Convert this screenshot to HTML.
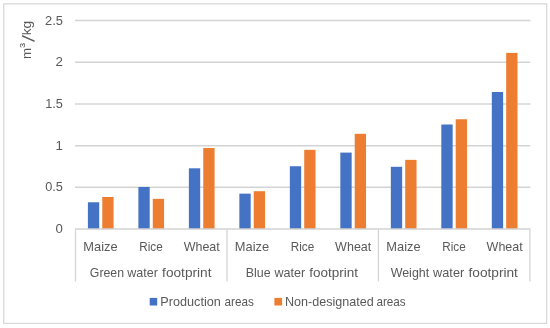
<!DOCTYPE html>
<html lang="en"><head><meta charset="utf-8"><title>Water footprint chart</title>
<style>
html,body{margin:0;padding:0;background:#fff;}
body{width:550px;height:328px;overflow:hidden;}
svg{display:block;}
text{font-family:"Liberation Sans",Arial,sans-serif;fill:#595959;}
</style></head><body>
<svg width="550" height="328" viewBox="0 0 550 328">
<rect x="0" y="0" width="550" height="328" fill="#ffffff"/>
<rect x="3.75" y="3.85" width="542.9" height="319.55" fill="#ffffff" stroke="#d9d9d9" stroke-width="1.3"/>
<line x1="75.0" y1="187.32" x2="530.4" y2="187.32" stroke="#d4d4d4" stroke-width="1.5"/>
<line x1="75.0" y1="145.64" x2="530.4" y2="145.64" stroke="#d4d4d4" stroke-width="1.5"/>
<line x1="75.0" y1="103.96" x2="530.4" y2="103.96" stroke="#d4d4d4" stroke-width="1.5"/>
<line x1="75.0" y1="62.28" x2="530.4" y2="62.28" stroke="#d4d4d4" stroke-width="1.5"/>
<line x1="75.0" y1="20.60" x2="530.4" y2="20.60" stroke="#d4d4d4" stroke-width="1.5"/>
<rect x="87.90" y="202.26" width="11.32" height="26.74" fill="#4472c4"/>
<rect x="102.27" y="197.00" width="11.32" height="32.00" fill="#ed7d31"/>
<rect x="138.38" y="187.00" width="11.32" height="42.00" fill="#4472c4"/>
<rect x="152.76" y="198.86" width="11.32" height="30.14" fill="#ed7d31"/>
<rect x="188.87" y="168.30" width="11.32" height="60.70" fill="#4472c4"/>
<rect x="203.25" y="148.00" width="11.32" height="81.00" fill="#ed7d31"/>
<rect x="239.36" y="193.64" width="11.32" height="35.36" fill="#4472c4"/>
<rect x="253.74" y="191.20" width="11.32" height="37.80" fill="#ed7d31"/>
<rect x="289.85" y="166.25" width="11.32" height="62.75" fill="#4472c4"/>
<rect x="304.23" y="149.80" width="11.32" height="79.20" fill="#ed7d31"/>
<rect x="340.34" y="152.60" width="11.32" height="76.40" fill="#4472c4"/>
<rect x="354.72" y="133.80" width="11.32" height="95.20" fill="#ed7d31"/>
<rect x="390.83" y="166.80" width="11.32" height="62.20" fill="#4472c4"/>
<rect x="405.21" y="159.87" width="11.32" height="69.13" fill="#ed7d31"/>
<rect x="441.32" y="124.50" width="11.32" height="104.50" fill="#4472c4"/>
<rect x="455.69" y="119.25" width="11.32" height="109.75" fill="#ed7d31"/>
<rect x="491.81" y="92.00" width="11.32" height="137.00" fill="#4472c4"/>
<rect x="506.18" y="52.90" width="11.32" height="176.10" fill="#ed7d31"/>
<line x1="75.0" y1="229.00" x2="530.4" y2="229.00" stroke="#d2d2d2" stroke-width="1.3"/>
<line x1="75.50" y1="229.00" x2="75.50" y2="281.4" stroke="#d5d5d5" stroke-width="1.3"/>
<line x1="226.97" y1="229.00" x2="226.97" y2="281.4" stroke="#d5d5d5" stroke-width="1.3"/>
<line x1="378.43" y1="229.00" x2="378.43" y2="281.4" stroke="#d5d5d5" stroke-width="1.3"/>
<line x1="529.90" y1="229.00" x2="529.90" y2="281.4" stroke="#d5d5d5" stroke-width="1.3"/>
<text x="55.59" y="233.10" font-size="12.1" textLength="7.33" lengthAdjust="spacingAndGlyphs">0</text>
<text x="45.20" y="191.42" font-size="12.1" textLength="17.73" lengthAdjust="spacingAndGlyphs">0.5</text>
<text x="55.59" y="149.74" font-size="12.1" textLength="7.35" lengthAdjust="spacingAndGlyphs">1</text>
<text x="45.23" y="108.06" font-size="12.1" textLength="17.70" lengthAdjust="spacingAndGlyphs">1.5</text>
<text x="55.53" y="66.38" font-size="12.1" textLength="7.45" lengthAdjust="spacingAndGlyphs">2</text>
<text x="45.05" y="24.70" font-size="12.1" textLength="17.89" lengthAdjust="spacingAndGlyphs">2.5</text>
<text x="83.37" y="250.6" font-size="12.1" textLength="34.27" lengthAdjust="spacingAndGlyphs">Maize</text>
<text x="139.27" y="250.6" font-size="12.1" textLength="23.48" lengthAdjust="spacingAndGlyphs">Rice</text>
<text x="183.67" y="250.6" font-size="12.1" textLength="36.15" lengthAdjust="spacingAndGlyphs">Wheat</text>
<text x="234.83" y="250.6" font-size="12.1" textLength="34.27" lengthAdjust="spacingAndGlyphs">Maize</text>
<text x="290.74" y="250.6" font-size="12.1" textLength="23.48" lengthAdjust="spacingAndGlyphs">Rice</text>
<text x="335.13" y="250.6" font-size="12.1" textLength="36.15" lengthAdjust="spacingAndGlyphs">Wheat</text>
<text x="386.30" y="250.6" font-size="12.1" textLength="34.27" lengthAdjust="spacingAndGlyphs">Maize</text>
<text x="442.20" y="250.6" font-size="12.1" textLength="23.48" lengthAdjust="spacingAndGlyphs">Rice</text>
<text x="486.60" y="250.6" font-size="12.1" textLength="36.15" lengthAdjust="spacingAndGlyphs">Wheat</text>
<text y="276.6" font-size="12.1"><tspan x="89.83" textLength="34.17" lengthAdjust="spacingAndGlyphs">Green</tspan> <tspan x="127.22" textLength="30.69" lengthAdjust="spacingAndGlyphs">water</tspan> <tspan x="162.11" textLength="49.39" lengthAdjust="spacingAndGlyphs">footprint</tspan></text>
<text y="276.6" font-size="12.1"><tspan x="245.78" textLength="24.87" lengthAdjust="spacingAndGlyphs">Blue</tspan> <tspan x="274.52" textLength="30.69" lengthAdjust="spacingAndGlyphs">water</tspan> <tspan x="309.31" textLength="48.79" lengthAdjust="spacingAndGlyphs">footprint</tspan></text>
<text y="276.6" font-size="12.1"><tspan x="390.70" textLength="38.49" lengthAdjust="spacingAndGlyphs">Weight</tspan> <tspan x="433.12" textLength="31.09" lengthAdjust="spacingAndGlyphs">water</tspan> <tspan x="468.51" textLength="49.39" lengthAdjust="spacingAndGlyphs">footprint</tspan></text>
<rect x="149.7" y="297.9" width="7.5" height="7.6" fill="#4472c4"/>
<text y="305.6" font-size="12.1"><tspan x="160.36" textLength="60.46" lengthAdjust="spacingAndGlyphs">Production</tspan> <tspan x="224.50" textLength="29.32" lengthAdjust="spacingAndGlyphs">areas</tspan></text>
<rect x="274.4" y="297.9" width="7.7" height="7.6" fill="#ed7d31"/>
<text y="305.6" font-size="12.1"><tspan x="284.97" textLength="88.74" lengthAdjust="spacingAndGlyphs">Non-designated</tspan> <tspan x="376.40" textLength="29.32" lengthAdjust="spacingAndGlyphs">areas</tspan></text>
<text transform="translate(31.3,58.1) rotate(-90)" font-size="12.1"><tspan x="-0.88" y="0" font-size="12.1" textLength="11.06" lengthAdjust="spacingAndGlyphs">m</tspan><tspan x="10.47" y="-6.1" font-size="7.2" textLength="4.81" lengthAdjust="spacingAndGlyphs" stroke="#595959" stroke-width="0.15">3</tspan><tspan x="16.0" y="2.9" font-size="18" rotate="9">/</tspan><tspan x="22.78" y="0" font-size="12.6" textLength="14.40" lengthAdjust="spacingAndGlyphs">kg</tspan></text>
</svg>
</body></html>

=== WORK TO COMPLETE ===
Set down all the data again exactly as above, pictures excluded.

=== FULL RESPONSE ===
Convert this screenshot to HTML.
<!DOCTYPE html>
<html lang="en"><head><meta charset="utf-8"><title>Water footprint chart</title>
<style>
html,body{margin:0;padding:0;background:#fff;}
body{width:550px;height:328px;overflow:hidden;}
svg{display:block;}
text{font-family:"Liberation Sans",Arial,sans-serif;fill:#595959;}
</style></head><body>
<svg width="550" height="328" viewBox="0 0 550 328">
<rect x="0" y="0" width="550" height="328" fill="#ffffff"/>
<rect x="3.75" y="3.85" width="542.9" height="319.55" fill="#ffffff" stroke="#d9d9d9" stroke-width="1.3"/>
<line x1="75.0" y1="187.32" x2="530.4" y2="187.32" stroke="#d4d4d4" stroke-width="1.5"/>
<line x1="75.0" y1="145.64" x2="530.4" y2="145.64" stroke="#d4d4d4" stroke-width="1.5"/>
<line x1="75.0" y1="103.96" x2="530.4" y2="103.96" stroke="#d4d4d4" stroke-width="1.5"/>
<line x1="75.0" y1="62.28" x2="530.4" y2="62.28" stroke="#d4d4d4" stroke-width="1.5"/>
<line x1="75.0" y1="20.60" x2="530.4" y2="20.60" stroke="#d4d4d4" stroke-width="1.5"/>
<rect x="87.90" y="202.26" width="11.32" height="26.74" fill="#4472c4"/>
<rect x="102.27" y="197.00" width="11.32" height="32.00" fill="#ed7d31"/>
<rect x="138.38" y="187.00" width="11.32" height="42.00" fill="#4472c4"/>
<rect x="152.76" y="198.86" width="11.32" height="30.14" fill="#ed7d31"/>
<rect x="188.87" y="168.30" width="11.32" height="60.70" fill="#4472c4"/>
<rect x="203.25" y="148.00" width="11.32" height="81.00" fill="#ed7d31"/>
<rect x="239.36" y="193.64" width="11.32" height="35.36" fill="#4472c4"/>
<rect x="253.74" y="191.20" width="11.32" height="37.80" fill="#ed7d31"/>
<rect x="289.85" y="166.25" width="11.32" height="62.75" fill="#4472c4"/>
<rect x="304.23" y="149.80" width="11.32" height="79.20" fill="#ed7d31"/>
<rect x="340.34" y="152.60" width="11.32" height="76.40" fill="#4472c4"/>
<rect x="354.72" y="133.80" width="11.32" height="95.20" fill="#ed7d31"/>
<rect x="390.83" y="166.80" width="11.32" height="62.20" fill="#4472c4"/>
<rect x="405.21" y="159.87" width="11.32" height="69.13" fill="#ed7d31"/>
<rect x="441.32" y="124.50" width="11.32" height="104.50" fill="#4472c4"/>
<rect x="455.69" y="119.25" width="11.32" height="109.75" fill="#ed7d31"/>
<rect x="491.81" y="92.00" width="11.32" height="137.00" fill="#4472c4"/>
<rect x="506.18" y="52.90" width="11.32" height="176.10" fill="#ed7d31"/>
<line x1="75.0" y1="229.00" x2="530.4" y2="229.00" stroke="#d2d2d2" stroke-width="1.3"/>
<line x1="75.50" y1="229.00" x2="75.50" y2="281.4" stroke="#d5d5d5" stroke-width="1.3"/>
<line x1="226.97" y1="229.00" x2="226.97" y2="281.4" stroke="#d5d5d5" stroke-width="1.3"/>
<line x1="378.43" y1="229.00" x2="378.43" y2="281.4" stroke="#d5d5d5" stroke-width="1.3"/>
<line x1="529.90" y1="229.00" x2="529.90" y2="281.4" stroke="#d5d5d5" stroke-width="1.3"/>
<text x="55.59" y="233.10" font-size="12.1" textLength="7.33" lengthAdjust="spacingAndGlyphs">0</text>
<text x="45.20" y="191.42" font-size="12.1" textLength="17.73" lengthAdjust="spacingAndGlyphs">0.5</text>
<text x="55.59" y="149.74" font-size="12.1" textLength="7.35" lengthAdjust="spacingAndGlyphs">1</text>
<text x="45.23" y="108.06" font-size="12.1" textLength="17.70" lengthAdjust="spacingAndGlyphs">1.5</text>
<text x="55.53" y="66.38" font-size="12.1" textLength="7.45" lengthAdjust="spacingAndGlyphs">2</text>
<text x="45.05" y="24.70" font-size="12.1" textLength="17.89" lengthAdjust="spacingAndGlyphs">2.5</text>
<text x="83.37" y="250.6" font-size="12.1" textLength="34.27" lengthAdjust="spacingAndGlyphs">Maize</text>
<text x="139.27" y="250.6" font-size="12.1" textLength="23.48" lengthAdjust="spacingAndGlyphs">Rice</text>
<text x="183.67" y="250.6" font-size="12.1" textLength="36.15" lengthAdjust="spacingAndGlyphs">Wheat</text>
<text x="234.83" y="250.6" font-size="12.1" textLength="34.27" lengthAdjust="spacingAndGlyphs">Maize</text>
<text x="290.74" y="250.6" font-size="12.1" textLength="23.48" lengthAdjust="spacingAndGlyphs">Rice</text>
<text x="335.13" y="250.6" font-size="12.1" textLength="36.15" lengthAdjust="spacingAndGlyphs">Wheat</text>
<text x="386.30" y="250.6" font-size="12.1" textLength="34.27" lengthAdjust="spacingAndGlyphs">Maize</text>
<text x="442.20" y="250.6" font-size="12.1" textLength="23.48" lengthAdjust="spacingAndGlyphs">Rice</text>
<text x="486.60" y="250.6" font-size="12.1" textLength="36.15" lengthAdjust="spacingAndGlyphs">Wheat</text>
<text y="276.6" font-size="12.1"><tspan x="89.83" textLength="34.17" lengthAdjust="spacingAndGlyphs">Green</tspan> <tspan x="127.22" textLength="30.69" lengthAdjust="spacingAndGlyphs">water</tspan> <tspan x="162.11" textLength="49.39" lengthAdjust="spacingAndGlyphs">footprint</tspan></text>
<text y="276.6" font-size="12.1"><tspan x="245.78" textLength="24.87" lengthAdjust="spacingAndGlyphs">Blue</tspan> <tspan x="274.52" textLength="30.69" lengthAdjust="spacingAndGlyphs">water</tspan> <tspan x="309.31" textLength="48.79" lengthAdjust="spacingAndGlyphs">footprint</tspan></text>
<text y="276.6" font-size="12.1"><tspan x="390.70" textLength="38.49" lengthAdjust="spacingAndGlyphs">Weight</tspan> <tspan x="433.12" textLength="31.09" lengthAdjust="spacingAndGlyphs">water</tspan> <tspan x="468.51" textLength="49.39" lengthAdjust="spacingAndGlyphs">footprint</tspan></text>
<rect x="149.7" y="297.9" width="7.5" height="7.6" fill="#4472c4"/>
<text y="305.6" font-size="12.1"><tspan x="160.36" textLength="60.46" lengthAdjust="spacingAndGlyphs">Production</tspan> <tspan x="224.50" textLength="29.32" lengthAdjust="spacingAndGlyphs">areas</tspan></text>
<rect x="274.4" y="297.9" width="7.7" height="7.6" fill="#ed7d31"/>
<text y="305.6" font-size="12.1"><tspan x="284.97" textLength="88.74" lengthAdjust="spacingAndGlyphs">Non-designated</tspan> <tspan x="376.40" textLength="29.32" lengthAdjust="spacingAndGlyphs">areas</tspan></text>
<text transform="translate(31.3,58.1) rotate(-90)" font-size="12.1"><tspan x="-0.88" y="0" font-size="12.1" textLength="11.06" lengthAdjust="spacingAndGlyphs">m</tspan><tspan x="10.47" y="-6.1" font-size="7.2" textLength="4.81" lengthAdjust="spacingAndGlyphs" stroke="#595959" stroke-width="0.15">3</tspan><tspan x="16.0" y="2.9" font-size="18" rotate="9">/</tspan><tspan x="22.78" y="0" font-size="12.6" textLength="14.40" lengthAdjust="spacingAndGlyphs">kg</tspan></text>
</svg>
</body></html>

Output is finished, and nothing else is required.